● **WRITTEN REQUEST**:
Using the material below, repeat exactly the lines from the one with "Clone this chart in D3.js." through the one with "2) ? 1.6 : 1.2);", ends included, without any images.

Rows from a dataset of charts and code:
::::

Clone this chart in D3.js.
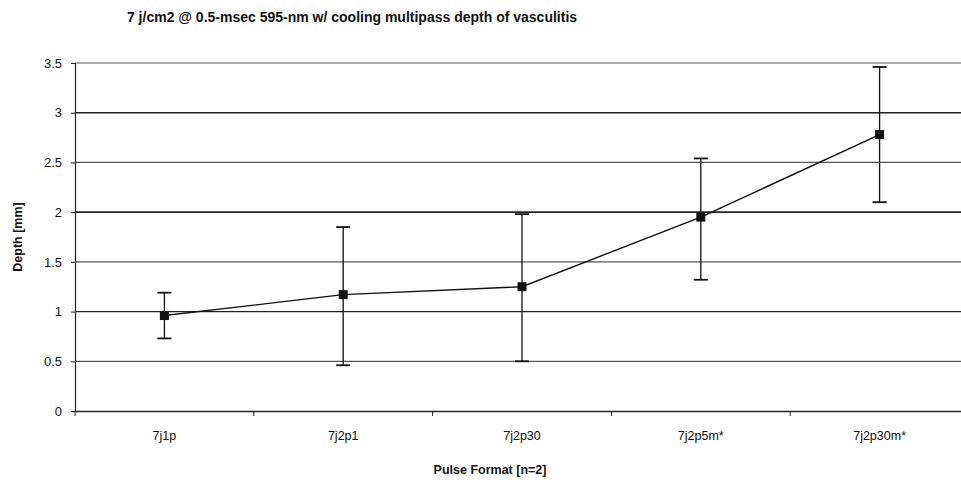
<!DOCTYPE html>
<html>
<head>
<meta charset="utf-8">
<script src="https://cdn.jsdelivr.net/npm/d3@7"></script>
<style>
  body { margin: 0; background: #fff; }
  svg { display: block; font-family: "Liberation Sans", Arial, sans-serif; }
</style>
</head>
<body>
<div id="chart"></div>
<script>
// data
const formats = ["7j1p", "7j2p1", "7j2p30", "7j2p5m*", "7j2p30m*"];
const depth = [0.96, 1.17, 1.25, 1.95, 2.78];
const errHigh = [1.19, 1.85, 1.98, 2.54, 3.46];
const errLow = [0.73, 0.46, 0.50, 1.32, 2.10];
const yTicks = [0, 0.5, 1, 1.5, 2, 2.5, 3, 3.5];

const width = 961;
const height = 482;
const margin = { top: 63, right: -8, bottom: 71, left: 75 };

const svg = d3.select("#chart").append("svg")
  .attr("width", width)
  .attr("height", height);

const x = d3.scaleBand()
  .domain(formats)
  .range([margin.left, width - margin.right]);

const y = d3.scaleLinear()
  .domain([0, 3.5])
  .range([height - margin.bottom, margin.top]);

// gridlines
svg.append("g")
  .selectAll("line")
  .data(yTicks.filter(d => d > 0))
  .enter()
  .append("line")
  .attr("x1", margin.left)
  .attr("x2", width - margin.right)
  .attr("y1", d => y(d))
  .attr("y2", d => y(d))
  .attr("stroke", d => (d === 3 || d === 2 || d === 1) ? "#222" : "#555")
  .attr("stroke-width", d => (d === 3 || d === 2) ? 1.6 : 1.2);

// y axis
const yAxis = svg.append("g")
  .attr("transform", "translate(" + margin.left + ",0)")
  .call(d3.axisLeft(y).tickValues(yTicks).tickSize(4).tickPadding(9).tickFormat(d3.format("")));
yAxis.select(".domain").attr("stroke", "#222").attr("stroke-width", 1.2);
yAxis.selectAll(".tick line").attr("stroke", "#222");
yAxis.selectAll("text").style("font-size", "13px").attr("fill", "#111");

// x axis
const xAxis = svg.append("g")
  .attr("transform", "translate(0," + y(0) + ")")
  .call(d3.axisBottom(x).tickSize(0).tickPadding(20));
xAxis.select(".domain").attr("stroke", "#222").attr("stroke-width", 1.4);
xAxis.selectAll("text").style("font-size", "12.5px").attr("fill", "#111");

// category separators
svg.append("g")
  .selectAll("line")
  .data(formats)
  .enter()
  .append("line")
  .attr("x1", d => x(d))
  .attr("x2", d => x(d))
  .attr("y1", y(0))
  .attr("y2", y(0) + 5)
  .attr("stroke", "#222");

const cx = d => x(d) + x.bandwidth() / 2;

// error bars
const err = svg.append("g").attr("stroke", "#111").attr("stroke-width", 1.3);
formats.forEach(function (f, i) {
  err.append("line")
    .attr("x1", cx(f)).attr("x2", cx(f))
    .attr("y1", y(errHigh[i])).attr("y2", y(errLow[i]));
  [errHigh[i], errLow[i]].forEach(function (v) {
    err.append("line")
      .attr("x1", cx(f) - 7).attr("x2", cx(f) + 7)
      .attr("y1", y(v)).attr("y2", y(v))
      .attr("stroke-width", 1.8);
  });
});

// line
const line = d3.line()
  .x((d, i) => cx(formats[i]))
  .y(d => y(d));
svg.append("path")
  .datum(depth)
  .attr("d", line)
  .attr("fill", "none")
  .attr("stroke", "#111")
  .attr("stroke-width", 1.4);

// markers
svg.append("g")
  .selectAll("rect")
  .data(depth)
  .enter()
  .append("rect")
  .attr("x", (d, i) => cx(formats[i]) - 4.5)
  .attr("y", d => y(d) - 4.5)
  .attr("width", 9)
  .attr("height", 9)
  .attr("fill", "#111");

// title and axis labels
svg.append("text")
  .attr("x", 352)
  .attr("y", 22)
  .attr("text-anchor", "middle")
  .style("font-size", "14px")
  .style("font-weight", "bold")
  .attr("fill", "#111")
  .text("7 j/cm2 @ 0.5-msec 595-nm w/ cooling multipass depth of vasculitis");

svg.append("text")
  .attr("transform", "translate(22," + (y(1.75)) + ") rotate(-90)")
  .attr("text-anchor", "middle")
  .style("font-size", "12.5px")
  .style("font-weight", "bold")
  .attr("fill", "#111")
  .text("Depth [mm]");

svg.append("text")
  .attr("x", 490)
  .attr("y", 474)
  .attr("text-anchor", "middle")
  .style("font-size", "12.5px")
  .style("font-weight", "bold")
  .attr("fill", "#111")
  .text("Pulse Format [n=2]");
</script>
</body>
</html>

::::

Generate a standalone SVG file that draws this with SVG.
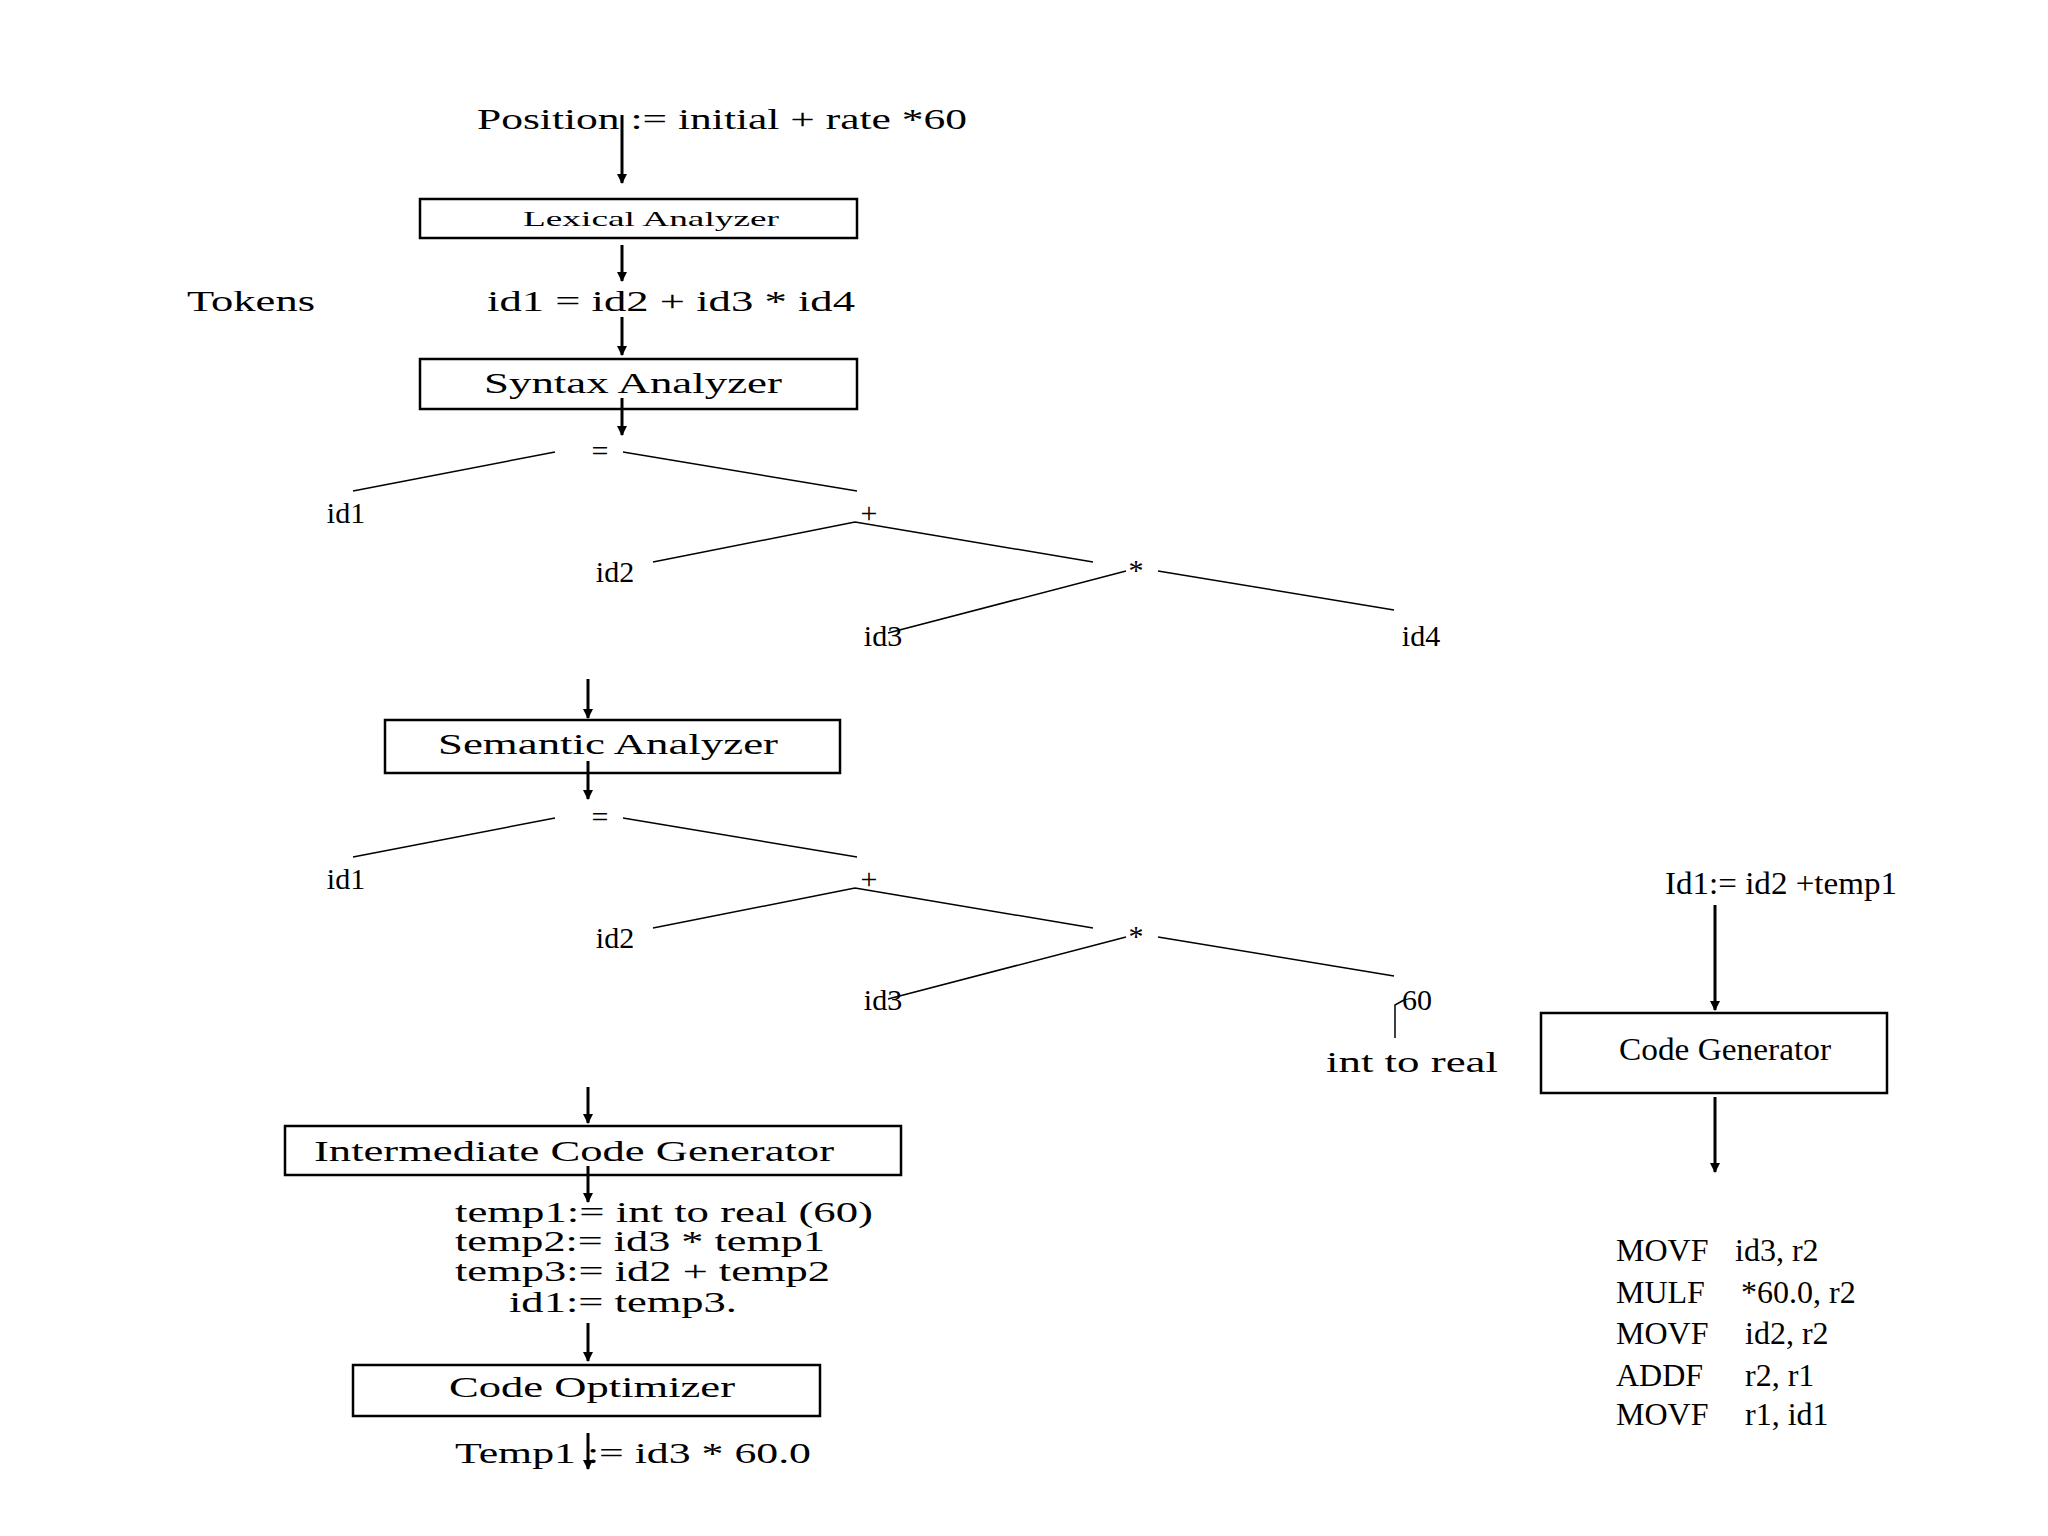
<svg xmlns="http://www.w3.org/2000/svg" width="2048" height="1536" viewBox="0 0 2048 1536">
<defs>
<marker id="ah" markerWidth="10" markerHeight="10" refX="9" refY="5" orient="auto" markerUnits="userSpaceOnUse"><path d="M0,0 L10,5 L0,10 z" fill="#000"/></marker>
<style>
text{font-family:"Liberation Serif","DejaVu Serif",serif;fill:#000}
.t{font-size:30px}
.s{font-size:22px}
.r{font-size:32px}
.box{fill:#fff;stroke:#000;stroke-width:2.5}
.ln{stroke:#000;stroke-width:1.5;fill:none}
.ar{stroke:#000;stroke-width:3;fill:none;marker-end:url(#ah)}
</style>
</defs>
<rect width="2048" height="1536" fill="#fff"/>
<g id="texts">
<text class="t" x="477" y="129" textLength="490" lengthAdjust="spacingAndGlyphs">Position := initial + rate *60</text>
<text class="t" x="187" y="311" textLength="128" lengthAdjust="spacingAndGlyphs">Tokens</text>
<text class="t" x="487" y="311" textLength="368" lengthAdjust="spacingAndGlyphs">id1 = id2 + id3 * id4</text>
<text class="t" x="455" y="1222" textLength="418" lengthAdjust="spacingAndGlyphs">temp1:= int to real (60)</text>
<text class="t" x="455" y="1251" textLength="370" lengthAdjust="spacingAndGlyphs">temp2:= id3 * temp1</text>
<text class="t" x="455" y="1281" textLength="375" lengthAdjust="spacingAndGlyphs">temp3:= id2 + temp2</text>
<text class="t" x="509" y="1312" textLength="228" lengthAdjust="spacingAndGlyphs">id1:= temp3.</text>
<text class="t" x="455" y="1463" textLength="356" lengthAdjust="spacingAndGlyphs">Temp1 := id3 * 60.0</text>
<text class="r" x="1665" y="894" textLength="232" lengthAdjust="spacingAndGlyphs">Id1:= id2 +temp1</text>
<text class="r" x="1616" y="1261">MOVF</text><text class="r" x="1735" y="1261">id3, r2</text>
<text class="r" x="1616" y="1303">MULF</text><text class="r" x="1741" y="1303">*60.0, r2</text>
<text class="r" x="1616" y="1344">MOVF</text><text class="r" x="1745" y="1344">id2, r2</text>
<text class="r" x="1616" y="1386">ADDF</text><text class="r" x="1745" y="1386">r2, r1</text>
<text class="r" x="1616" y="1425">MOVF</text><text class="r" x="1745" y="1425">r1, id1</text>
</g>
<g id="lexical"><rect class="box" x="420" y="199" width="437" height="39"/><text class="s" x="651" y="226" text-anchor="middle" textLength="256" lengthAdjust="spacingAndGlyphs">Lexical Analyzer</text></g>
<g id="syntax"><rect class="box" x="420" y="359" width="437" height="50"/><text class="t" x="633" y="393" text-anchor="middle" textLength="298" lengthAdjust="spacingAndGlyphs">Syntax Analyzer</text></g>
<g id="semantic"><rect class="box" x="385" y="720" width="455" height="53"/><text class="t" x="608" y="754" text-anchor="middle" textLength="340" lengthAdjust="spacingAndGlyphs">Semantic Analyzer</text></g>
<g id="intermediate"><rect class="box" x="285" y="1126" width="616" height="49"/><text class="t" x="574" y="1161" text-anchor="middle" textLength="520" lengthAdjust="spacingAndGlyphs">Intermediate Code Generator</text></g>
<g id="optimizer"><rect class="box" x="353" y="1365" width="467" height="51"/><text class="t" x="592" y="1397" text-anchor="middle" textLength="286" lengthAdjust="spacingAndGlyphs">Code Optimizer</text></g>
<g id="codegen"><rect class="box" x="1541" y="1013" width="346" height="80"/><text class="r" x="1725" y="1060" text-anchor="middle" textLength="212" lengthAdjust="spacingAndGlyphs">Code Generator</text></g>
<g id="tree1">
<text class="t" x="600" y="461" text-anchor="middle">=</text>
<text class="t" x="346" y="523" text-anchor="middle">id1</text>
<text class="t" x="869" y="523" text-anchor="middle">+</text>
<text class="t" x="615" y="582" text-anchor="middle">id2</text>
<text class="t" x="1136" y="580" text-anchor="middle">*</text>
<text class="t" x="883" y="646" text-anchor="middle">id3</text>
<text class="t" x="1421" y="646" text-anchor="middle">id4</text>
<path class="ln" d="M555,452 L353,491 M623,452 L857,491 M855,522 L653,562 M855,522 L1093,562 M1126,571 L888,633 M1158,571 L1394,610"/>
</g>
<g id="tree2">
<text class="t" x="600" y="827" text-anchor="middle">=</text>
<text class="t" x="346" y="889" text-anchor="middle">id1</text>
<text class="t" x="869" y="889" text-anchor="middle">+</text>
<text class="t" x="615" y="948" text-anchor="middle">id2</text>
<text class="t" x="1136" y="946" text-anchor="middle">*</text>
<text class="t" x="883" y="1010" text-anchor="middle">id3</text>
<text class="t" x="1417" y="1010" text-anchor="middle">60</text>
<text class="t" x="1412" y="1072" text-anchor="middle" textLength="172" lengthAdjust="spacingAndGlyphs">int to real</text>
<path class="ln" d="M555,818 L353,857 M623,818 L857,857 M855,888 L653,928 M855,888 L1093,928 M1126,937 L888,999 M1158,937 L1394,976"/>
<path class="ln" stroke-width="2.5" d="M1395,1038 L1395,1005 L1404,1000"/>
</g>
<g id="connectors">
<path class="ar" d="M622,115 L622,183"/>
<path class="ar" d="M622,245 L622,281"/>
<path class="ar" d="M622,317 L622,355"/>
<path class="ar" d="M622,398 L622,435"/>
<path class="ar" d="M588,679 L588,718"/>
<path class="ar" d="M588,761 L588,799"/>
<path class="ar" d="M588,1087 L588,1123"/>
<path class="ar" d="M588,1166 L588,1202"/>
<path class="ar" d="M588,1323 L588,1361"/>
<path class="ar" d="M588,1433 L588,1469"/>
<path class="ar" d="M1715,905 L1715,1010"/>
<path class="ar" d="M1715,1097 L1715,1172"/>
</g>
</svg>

::::

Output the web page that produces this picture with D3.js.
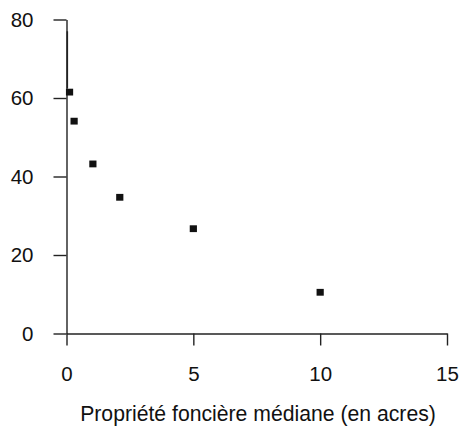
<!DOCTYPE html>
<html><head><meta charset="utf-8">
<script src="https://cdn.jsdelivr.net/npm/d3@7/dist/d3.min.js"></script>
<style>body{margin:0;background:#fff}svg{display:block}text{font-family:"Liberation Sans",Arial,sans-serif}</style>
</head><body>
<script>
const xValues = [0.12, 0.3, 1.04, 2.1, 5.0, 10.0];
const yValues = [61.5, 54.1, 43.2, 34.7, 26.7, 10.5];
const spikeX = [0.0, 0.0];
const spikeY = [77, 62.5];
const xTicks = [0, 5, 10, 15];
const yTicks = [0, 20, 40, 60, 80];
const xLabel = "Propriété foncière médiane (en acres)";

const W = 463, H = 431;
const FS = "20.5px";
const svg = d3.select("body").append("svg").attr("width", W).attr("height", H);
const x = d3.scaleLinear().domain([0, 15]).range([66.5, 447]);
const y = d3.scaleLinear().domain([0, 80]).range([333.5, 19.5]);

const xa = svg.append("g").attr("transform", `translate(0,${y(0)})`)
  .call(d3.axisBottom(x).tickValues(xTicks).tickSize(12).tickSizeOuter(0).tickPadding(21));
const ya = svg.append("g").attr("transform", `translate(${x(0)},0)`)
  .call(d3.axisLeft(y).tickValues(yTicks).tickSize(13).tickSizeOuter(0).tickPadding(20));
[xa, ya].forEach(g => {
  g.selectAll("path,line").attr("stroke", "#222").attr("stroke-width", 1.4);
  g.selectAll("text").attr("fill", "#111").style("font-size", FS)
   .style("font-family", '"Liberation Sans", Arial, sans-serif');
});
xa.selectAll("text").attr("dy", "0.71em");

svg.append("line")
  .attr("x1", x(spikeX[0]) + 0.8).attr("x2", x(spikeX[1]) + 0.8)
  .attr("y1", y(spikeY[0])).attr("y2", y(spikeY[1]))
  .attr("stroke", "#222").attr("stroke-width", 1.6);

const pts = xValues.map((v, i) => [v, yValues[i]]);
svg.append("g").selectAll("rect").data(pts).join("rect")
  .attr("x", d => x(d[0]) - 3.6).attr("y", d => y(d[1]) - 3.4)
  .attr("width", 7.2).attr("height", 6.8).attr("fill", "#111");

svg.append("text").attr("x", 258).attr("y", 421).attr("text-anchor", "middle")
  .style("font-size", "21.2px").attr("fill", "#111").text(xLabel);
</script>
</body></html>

::::

● **RESULT OF THIS TASK**:
Clone this chart in D3.js.
<!DOCTYPE html>
<html>
<head>
<meta charset="utf-8">
<script src="https://cdn.jsdelivr.net/npm/d3@7"></script>
<style>
  body { margin: 0; background: #fff; }
  svg { display: block; font-family: "Liberation Sans", Arial, sans-serif; }
</style>
</head>
<body>
<div id="chart"></div>
<script>
// data
const formats = ["7j1p", "7j2p1", "7j2p30", "7j2p5m*", "7j2p30m*"];
const depth = [0.96, 1.17, 1.25, 1.95, 2.78];
const errHigh = [1.19, 1.85, 1.98, 2.54, 3.46];
const errLow = [0.73, 0.46, 0.50, 1.32, 2.10];
const yTicks = [0, 0.5, 1, 1.5, 2, 2.5, 3, 3.5];

const width = 961;
const height = 482;
const margin = { top: 63, right: -8, bottom: 71, left: 75 };

const svg = d3.select("#chart").append("svg")
  .attr("width", width)
  .attr("height", height);

const x = d3.scaleBand()
  .domain(formats)
  .range([margin.left, width - margin.right]);

const y = d3.scaleLinear()
  .domain([0, 3.5])
  .range([height - margin.bottom, margin.top]);

// gridlines
svg.append("g")
  .selectAll("line")
  .data(yTicks.filter(d => d > 0))
  .enter()
  .append("line")
  .attr("x1", margin.left)
  .attr("x2", width - margin.right)
  .attr("y1", d => y(d))
  .attr("y2", d => y(d))
  .attr("stroke", d => (d === 3 || d === 2 || d === 1) ? "#222" : "#555")
  .attr("stroke-width", d => (d === 3 || d === 2) ? 1.6 : 1.2);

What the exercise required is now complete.